A detailed analysis of gains and losses of a fully-integrated flat roof amorphous silicon photovoltaic plant

In 2003 a fully-integrated photovoltaic (PV) plant composed by amorphous silicon PV modules was installed on top of a flat roof in Lugano (Southern Switzerland) – a site representative for most of continental Europe – and continuously monitored since. This work follows a previous study which analyzed the first 2 years of operation of the plant, ascribing most of the noticeable winter losses to reflection losses due the lower position of the sun in the sky. Other loss mechanisms were discussed only from a qualitative point of view. The energy production of this particular PV installation is in fact influenced by several combined phenomena such as Staebler–Wronski, spectral variations, temperature and optical losses effects.The present work aims to widen the analysis by discerning between these partly competitive effects and attempts to give a quantitative description of the influence which each single phenomenon has on the energy performance of the PV plant. For this purpose, single PV modules similar to those of the plant (triple-junction a-Si) were subjected to several indoor and outdoor tests.By means of indoor characterization we found that reflection losses become significant for angles of incidence larger than 50°. Repeated indoor and outdoor degradation–recovery cycles underlined the influence of annealing time and temperature on the recovery of the PV modules.

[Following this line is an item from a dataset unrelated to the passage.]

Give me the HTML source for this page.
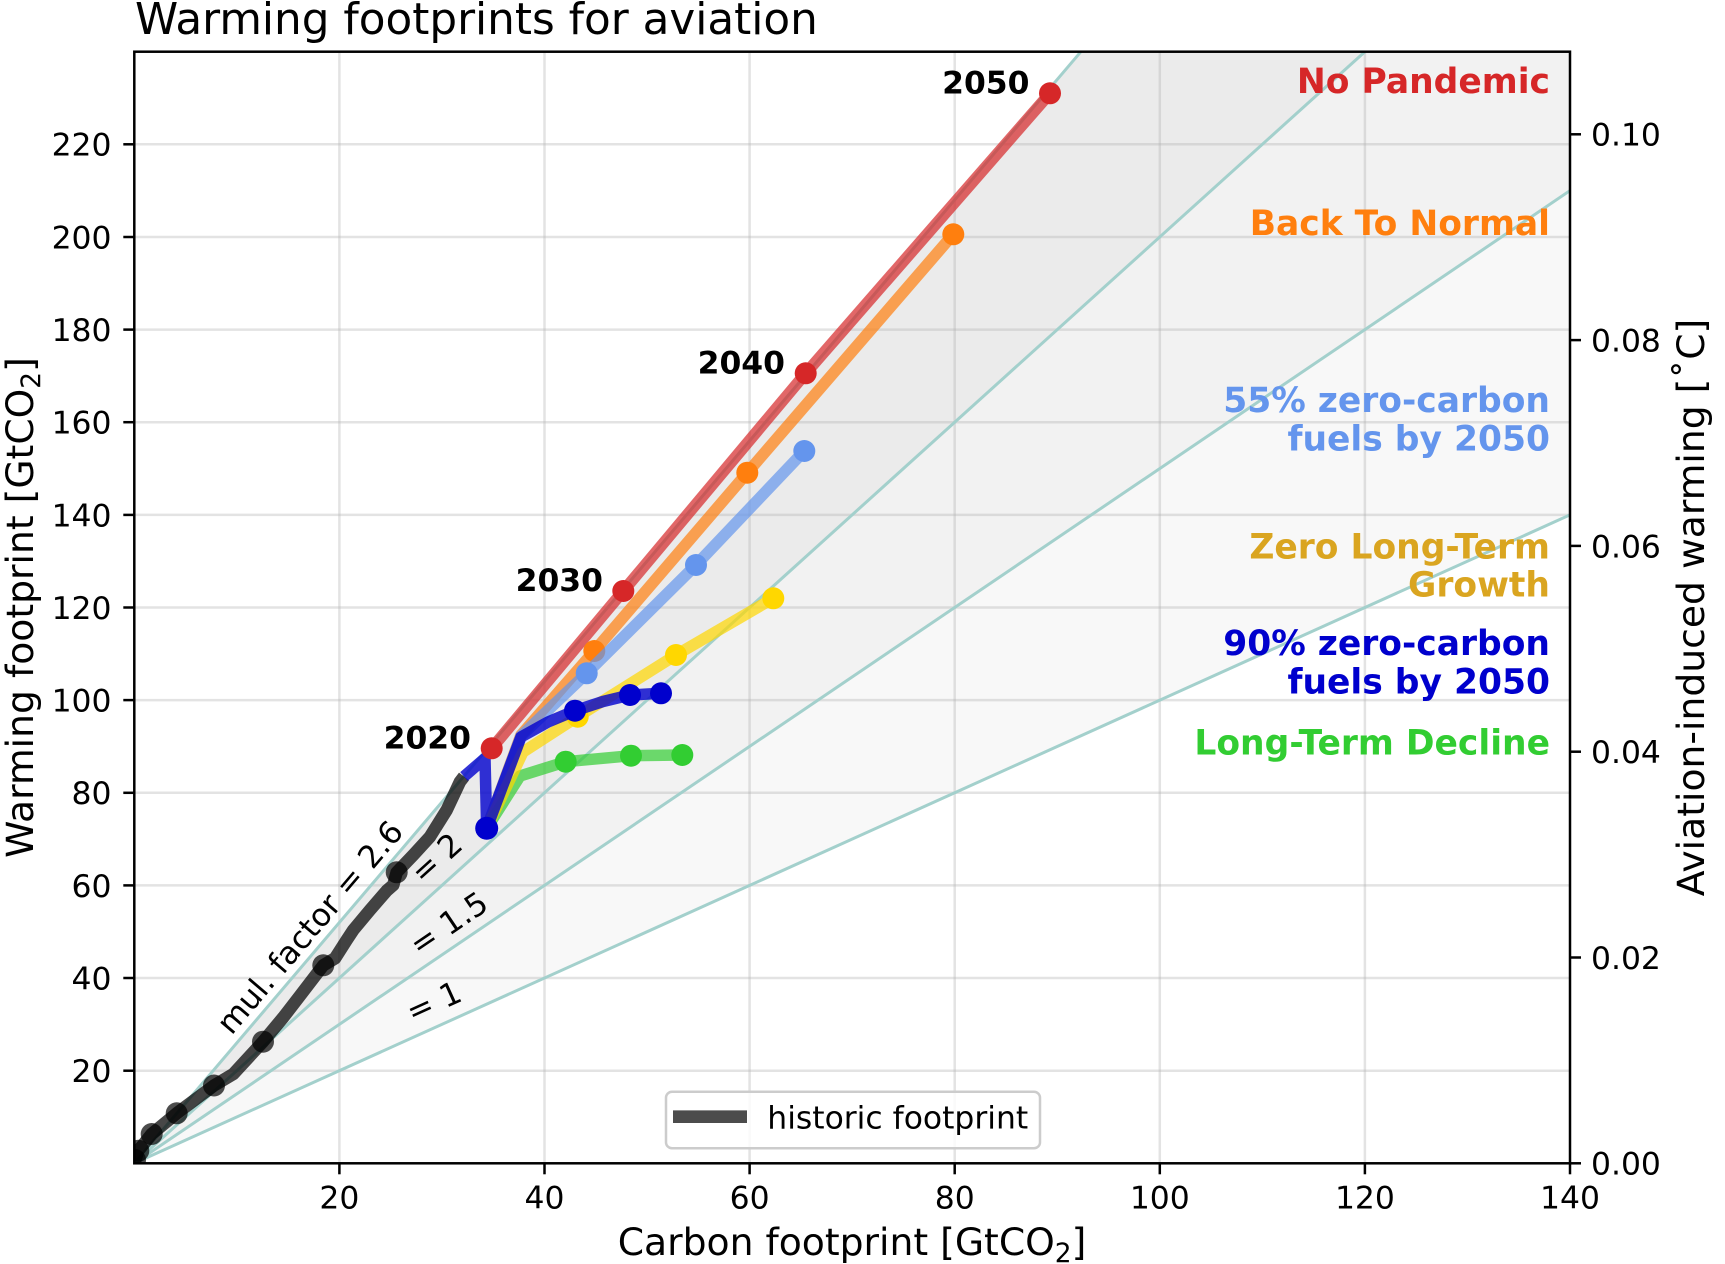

In particular outdoor degradation tests showed that at our latitudes (46°N) the influence of the Staebler–Wronski effect on the output power of these devices is around 10% (±5% around an annual average value).The influence of the spectral effects on the current of amorphous silicon modules was assessed by means of outdoor IV characterization: the short circuit current decreases linearly with AM value at a slope between 4% and 8% per AM-unit depending on the technology under investigation.Combining these three effects with the effect of temperature the authors are able to perform a simulation of gains and losses of the a-Si modules which well approximates the energy performance of the CPT-Solar plant over a whole year.

► We monitor a triple-junction a-Si PV plant integrated into a flat roof.
► We analyse four effects influencing the energy behaviour of the plant.
► Reflection losses, Staebler–Wronski, spectral variations and temperature effects.
► We develop a theoretical model describing the real energy performance of the plant.